Take Five: Volatile start to busy week

by | Oct 31, 2023 | Business

(Reuters) -Financial markets have got off to a volatile start to the week, after Hamas militants launched an assault on Israel at the weekend, triggering violent conflict that left hundreds dead.

A bond market rout last week and currency gyrations already had financial markets on edge ahead of U.S. inflation numbers and the start of earnings season.

There’s plenty to chew over for policymakers meeting at the World Bank/International Monetary Fund annual meeting, while Britain’s opposition Labour party – vying for government – will set out its stall ahead of next year’s election.

Here’s your week ahead in markets from Kevin Buckland in Tokyo, Lewis Krauskopf in New York, Rachel Savage in Johannesburg, and Naomi Rovnick and Dhara Ranasinghe in London.


When all were bowing before king dollar in days gone by, the yen suddenly had other ideas. Following a grind to a new one-year peak above 150 yen on Tuesday, the bottom fell out, and a minute or so later the dollar was bouncing off 147.

    Markets whispered about possible intervention, although many had doubts and the dollar recovered quickly, lacking the shock-and-awe of Japan’s move a year ago. Central bank data strongly hints of no official action that day. But the spectre of intervention will likely keep tugging at dollar spikes, maybe all the way until the next central bank decision on Halloween.

Meanwhile, the euro is facing its own ghosts, with resurgent oil prices hurting a deteriorating economy and renewed concerns about Italy’s fiscal position raising the risk of a move back towards the psychologically key $1 marker.


    With benchmark Treasury yields around 16-year peaks, stakes are high for Thursday’s monthly U.S. consumer price index report as investors gauge whether the Fed is likely to hike rates again to ensure inflation keeps cooling.

    August data showed the fastest inflation increase in 14 months as the cost of gasoline surged, though the annual rise in underlying inflation was the smallest in nearly two years.
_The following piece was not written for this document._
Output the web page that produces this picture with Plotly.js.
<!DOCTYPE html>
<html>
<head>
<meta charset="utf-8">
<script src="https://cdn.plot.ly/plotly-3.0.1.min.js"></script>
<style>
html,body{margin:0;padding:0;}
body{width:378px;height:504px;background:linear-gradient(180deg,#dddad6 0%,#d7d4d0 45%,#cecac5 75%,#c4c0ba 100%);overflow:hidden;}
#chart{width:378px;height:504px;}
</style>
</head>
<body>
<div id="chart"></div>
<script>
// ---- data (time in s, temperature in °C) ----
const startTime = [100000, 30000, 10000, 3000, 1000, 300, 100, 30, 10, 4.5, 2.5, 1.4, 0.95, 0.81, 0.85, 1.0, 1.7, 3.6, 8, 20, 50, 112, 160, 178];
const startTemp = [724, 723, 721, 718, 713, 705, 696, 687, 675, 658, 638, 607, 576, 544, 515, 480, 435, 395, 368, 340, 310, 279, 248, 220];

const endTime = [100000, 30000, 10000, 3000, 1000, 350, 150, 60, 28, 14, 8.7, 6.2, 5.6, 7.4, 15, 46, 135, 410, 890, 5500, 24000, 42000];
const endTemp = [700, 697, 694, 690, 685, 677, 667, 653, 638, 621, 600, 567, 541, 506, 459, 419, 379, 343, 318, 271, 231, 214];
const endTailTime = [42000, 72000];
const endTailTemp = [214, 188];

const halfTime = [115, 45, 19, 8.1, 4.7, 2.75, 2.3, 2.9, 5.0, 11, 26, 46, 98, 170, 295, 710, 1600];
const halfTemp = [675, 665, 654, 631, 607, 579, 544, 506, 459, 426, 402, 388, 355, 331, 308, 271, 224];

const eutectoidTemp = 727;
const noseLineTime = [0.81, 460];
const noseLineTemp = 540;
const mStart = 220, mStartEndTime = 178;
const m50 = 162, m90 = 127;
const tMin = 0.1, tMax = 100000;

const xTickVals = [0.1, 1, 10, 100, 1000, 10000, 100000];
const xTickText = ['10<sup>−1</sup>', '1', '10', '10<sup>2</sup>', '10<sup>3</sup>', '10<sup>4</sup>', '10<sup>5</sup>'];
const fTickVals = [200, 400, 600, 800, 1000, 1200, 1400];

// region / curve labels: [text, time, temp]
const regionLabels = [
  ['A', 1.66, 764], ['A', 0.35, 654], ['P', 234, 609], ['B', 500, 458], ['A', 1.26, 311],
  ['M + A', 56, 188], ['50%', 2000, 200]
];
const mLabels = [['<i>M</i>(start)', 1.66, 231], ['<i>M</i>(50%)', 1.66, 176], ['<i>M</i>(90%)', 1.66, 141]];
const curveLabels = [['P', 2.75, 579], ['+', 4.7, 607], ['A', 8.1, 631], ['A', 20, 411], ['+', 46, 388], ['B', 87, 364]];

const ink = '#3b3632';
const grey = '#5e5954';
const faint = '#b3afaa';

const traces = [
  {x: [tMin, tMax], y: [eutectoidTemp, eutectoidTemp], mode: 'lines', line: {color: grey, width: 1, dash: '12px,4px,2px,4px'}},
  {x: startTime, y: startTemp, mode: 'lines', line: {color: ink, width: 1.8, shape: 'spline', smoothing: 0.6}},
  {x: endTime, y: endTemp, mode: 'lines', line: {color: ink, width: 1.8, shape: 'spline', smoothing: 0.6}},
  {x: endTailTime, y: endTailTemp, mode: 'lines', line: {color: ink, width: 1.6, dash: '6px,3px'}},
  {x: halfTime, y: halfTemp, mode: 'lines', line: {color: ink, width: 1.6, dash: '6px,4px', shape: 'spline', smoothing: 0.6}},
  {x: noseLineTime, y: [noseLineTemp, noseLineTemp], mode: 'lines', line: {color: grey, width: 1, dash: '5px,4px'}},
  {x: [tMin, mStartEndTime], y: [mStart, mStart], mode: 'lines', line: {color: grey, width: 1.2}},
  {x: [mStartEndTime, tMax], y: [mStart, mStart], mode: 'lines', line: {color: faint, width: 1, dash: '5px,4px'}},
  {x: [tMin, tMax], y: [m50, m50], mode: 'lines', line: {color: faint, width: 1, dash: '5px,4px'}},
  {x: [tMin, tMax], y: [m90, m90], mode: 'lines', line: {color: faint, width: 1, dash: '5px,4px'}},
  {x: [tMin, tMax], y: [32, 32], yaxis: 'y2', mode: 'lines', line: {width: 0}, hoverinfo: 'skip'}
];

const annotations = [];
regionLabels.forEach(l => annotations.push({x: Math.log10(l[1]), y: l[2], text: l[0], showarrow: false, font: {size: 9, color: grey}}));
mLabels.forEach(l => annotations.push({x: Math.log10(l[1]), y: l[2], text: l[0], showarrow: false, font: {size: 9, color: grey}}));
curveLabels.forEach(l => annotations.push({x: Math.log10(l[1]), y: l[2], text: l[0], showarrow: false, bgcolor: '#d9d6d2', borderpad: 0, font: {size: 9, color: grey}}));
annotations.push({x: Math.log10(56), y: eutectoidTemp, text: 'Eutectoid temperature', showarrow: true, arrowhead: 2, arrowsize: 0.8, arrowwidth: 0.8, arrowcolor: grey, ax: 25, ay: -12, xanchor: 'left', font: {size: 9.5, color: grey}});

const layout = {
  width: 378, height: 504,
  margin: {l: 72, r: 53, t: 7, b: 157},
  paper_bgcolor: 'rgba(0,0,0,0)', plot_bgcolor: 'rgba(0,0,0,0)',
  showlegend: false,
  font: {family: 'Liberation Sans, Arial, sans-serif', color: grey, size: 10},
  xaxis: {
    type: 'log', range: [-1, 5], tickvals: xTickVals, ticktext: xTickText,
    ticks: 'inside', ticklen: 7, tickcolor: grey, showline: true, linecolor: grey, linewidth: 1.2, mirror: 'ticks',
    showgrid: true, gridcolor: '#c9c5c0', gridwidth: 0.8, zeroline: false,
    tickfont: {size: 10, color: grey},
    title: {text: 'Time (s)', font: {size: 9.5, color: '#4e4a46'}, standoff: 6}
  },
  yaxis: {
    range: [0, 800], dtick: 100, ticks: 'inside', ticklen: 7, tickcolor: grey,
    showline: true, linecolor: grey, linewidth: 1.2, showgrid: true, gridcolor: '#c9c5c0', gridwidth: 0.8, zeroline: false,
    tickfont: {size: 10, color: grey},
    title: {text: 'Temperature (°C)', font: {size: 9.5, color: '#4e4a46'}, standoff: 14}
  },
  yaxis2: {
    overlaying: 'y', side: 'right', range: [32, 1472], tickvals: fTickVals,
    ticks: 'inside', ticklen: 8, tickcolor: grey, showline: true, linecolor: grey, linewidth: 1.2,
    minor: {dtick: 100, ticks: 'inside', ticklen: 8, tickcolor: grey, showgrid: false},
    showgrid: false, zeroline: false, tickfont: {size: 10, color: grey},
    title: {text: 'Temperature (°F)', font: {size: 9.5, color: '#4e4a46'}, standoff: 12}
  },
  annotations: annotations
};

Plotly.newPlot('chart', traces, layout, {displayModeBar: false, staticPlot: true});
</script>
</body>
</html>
With oil prices around $90 a barrel, energy prices are also in focus.

    A hot report could spur worries that the Fed’s rate posture may grow even more hawkish after its ‘higher for longer’ mantra in September spooked markets. The Fed is broadly expected to hold rates steady at its Oct 31-Nov. 1 meeting, although some traders are betting on another increase.
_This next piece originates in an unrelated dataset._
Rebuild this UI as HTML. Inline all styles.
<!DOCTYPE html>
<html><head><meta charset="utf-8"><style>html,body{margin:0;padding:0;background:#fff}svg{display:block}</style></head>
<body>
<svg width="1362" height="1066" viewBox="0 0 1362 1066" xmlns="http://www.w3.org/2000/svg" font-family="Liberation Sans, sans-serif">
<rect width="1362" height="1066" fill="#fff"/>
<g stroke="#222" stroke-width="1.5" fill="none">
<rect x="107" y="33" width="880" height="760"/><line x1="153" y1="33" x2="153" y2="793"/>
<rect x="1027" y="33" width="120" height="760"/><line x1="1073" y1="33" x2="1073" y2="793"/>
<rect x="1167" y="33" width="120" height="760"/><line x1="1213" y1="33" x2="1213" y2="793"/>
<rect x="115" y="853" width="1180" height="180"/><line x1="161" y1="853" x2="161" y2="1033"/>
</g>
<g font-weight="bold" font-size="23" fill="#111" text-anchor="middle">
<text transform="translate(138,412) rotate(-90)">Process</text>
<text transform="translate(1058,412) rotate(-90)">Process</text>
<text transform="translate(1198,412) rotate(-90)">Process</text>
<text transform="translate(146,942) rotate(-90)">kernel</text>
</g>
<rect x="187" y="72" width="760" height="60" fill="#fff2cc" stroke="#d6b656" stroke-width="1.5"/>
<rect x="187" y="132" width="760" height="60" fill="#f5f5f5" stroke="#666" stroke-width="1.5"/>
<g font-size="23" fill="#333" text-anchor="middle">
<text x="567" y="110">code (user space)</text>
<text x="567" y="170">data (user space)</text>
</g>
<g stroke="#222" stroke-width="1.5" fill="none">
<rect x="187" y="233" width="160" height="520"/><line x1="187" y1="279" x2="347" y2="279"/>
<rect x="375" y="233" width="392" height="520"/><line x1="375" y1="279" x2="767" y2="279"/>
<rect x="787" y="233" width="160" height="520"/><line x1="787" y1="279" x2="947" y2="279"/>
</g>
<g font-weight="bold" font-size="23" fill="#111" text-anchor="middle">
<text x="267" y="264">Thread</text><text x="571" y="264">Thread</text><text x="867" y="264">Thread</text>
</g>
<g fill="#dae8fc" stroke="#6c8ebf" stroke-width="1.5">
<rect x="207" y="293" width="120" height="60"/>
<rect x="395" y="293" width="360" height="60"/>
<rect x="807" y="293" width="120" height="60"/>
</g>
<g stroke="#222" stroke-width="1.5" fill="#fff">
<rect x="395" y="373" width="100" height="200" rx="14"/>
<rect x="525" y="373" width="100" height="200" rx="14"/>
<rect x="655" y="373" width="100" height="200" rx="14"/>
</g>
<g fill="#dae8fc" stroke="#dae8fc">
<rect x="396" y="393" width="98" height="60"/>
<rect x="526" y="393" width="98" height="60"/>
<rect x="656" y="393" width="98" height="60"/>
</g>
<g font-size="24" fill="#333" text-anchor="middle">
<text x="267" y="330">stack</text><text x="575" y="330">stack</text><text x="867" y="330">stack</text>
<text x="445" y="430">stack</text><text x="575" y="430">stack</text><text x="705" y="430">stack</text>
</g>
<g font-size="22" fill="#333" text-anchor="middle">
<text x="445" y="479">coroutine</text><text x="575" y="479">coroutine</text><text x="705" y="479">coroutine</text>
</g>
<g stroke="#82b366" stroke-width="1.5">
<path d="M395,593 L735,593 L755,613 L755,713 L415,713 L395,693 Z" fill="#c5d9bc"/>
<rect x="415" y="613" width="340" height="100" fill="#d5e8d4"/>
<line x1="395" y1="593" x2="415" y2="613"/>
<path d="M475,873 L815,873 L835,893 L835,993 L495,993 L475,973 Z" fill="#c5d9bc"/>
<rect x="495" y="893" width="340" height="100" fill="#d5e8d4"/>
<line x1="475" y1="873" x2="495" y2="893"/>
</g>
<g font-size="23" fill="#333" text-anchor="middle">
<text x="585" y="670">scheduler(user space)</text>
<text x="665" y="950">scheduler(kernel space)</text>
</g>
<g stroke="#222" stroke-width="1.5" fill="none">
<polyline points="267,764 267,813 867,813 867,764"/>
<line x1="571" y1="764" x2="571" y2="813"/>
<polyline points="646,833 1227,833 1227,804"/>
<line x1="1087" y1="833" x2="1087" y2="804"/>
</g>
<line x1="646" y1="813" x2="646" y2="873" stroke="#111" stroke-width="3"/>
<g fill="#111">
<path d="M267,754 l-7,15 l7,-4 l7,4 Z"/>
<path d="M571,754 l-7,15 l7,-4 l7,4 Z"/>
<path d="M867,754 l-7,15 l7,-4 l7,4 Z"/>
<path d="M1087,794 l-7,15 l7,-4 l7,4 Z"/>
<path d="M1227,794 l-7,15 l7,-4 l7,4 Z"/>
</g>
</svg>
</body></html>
    Reports from major banks kick off third-quarter earnings season for U.S. companies with equity investors eager for a catalysts to revive stocks in the face of surging bond yields.

    JPMorgan, Citigroup and Wells Fargo will post results on Oct. 13 and give a first readout on the fallout from higher rates on issues from loan demand to consumer behaviour.

    Other companies set to report include snacks and beverages giant PepsiCo on Tuesday, Delta Air Lines on Thursday and insurer UnitedHealth Group on Oct 13.

    Overall, S&P 500 companies are expected to increase third-quarter earnings by 1.6% compared to the year-ago period, according to LSEG IBES, after earnings dipped 2.8% in the second quarter.


The UK’s governing Conservative party conference was marred by Prime Minister Rishi Sunak’s controversial move to downsize plans for a long-awaited high speed railway.

Now it’s time for the opposition Labour Party – riding high in opinion polls and having just clinched a clear by-election victory – to take the stage with business and markets looking out for what the potential next government might have to offer.

Asset managers are clamouring for Labour to listen to their ideas for reviving interest in the UK’s moribund stock market – and any sign of changing political winds may bring some respite to underperforming equities, analysts said.

Hopes for an economic bounce, however, will be tempered by the UK’s high government debt and Labour’s vow for prudent budgets with fiscal rules similar to the current government’s ones.


Finance officials and investors from around the globe are heading for the Morrocan city of Marrakech for the World Bank International Monetary Fund annual meetings. The gathering comes at a time when rocketing U.S. government bond yields that have led to a global jump in borrowing costs weigh on hopes that inflation can be lowered without triggering a major crisis.

Policy makers also face deepening global divides and calls from large emerging economies such as China to reform the Bretton Woods global financial architecture almost 80 years after it was established and make it more representative.

Amid these tensions, the IMF and World Bank are trying to boost their lending. Meanwhile, the Group of 20 leading economies’ flagship debt restructuring initiative, the Common Framework, will also be in focus as it continues to face intense criticism for delays and a lack of concrete outcomes.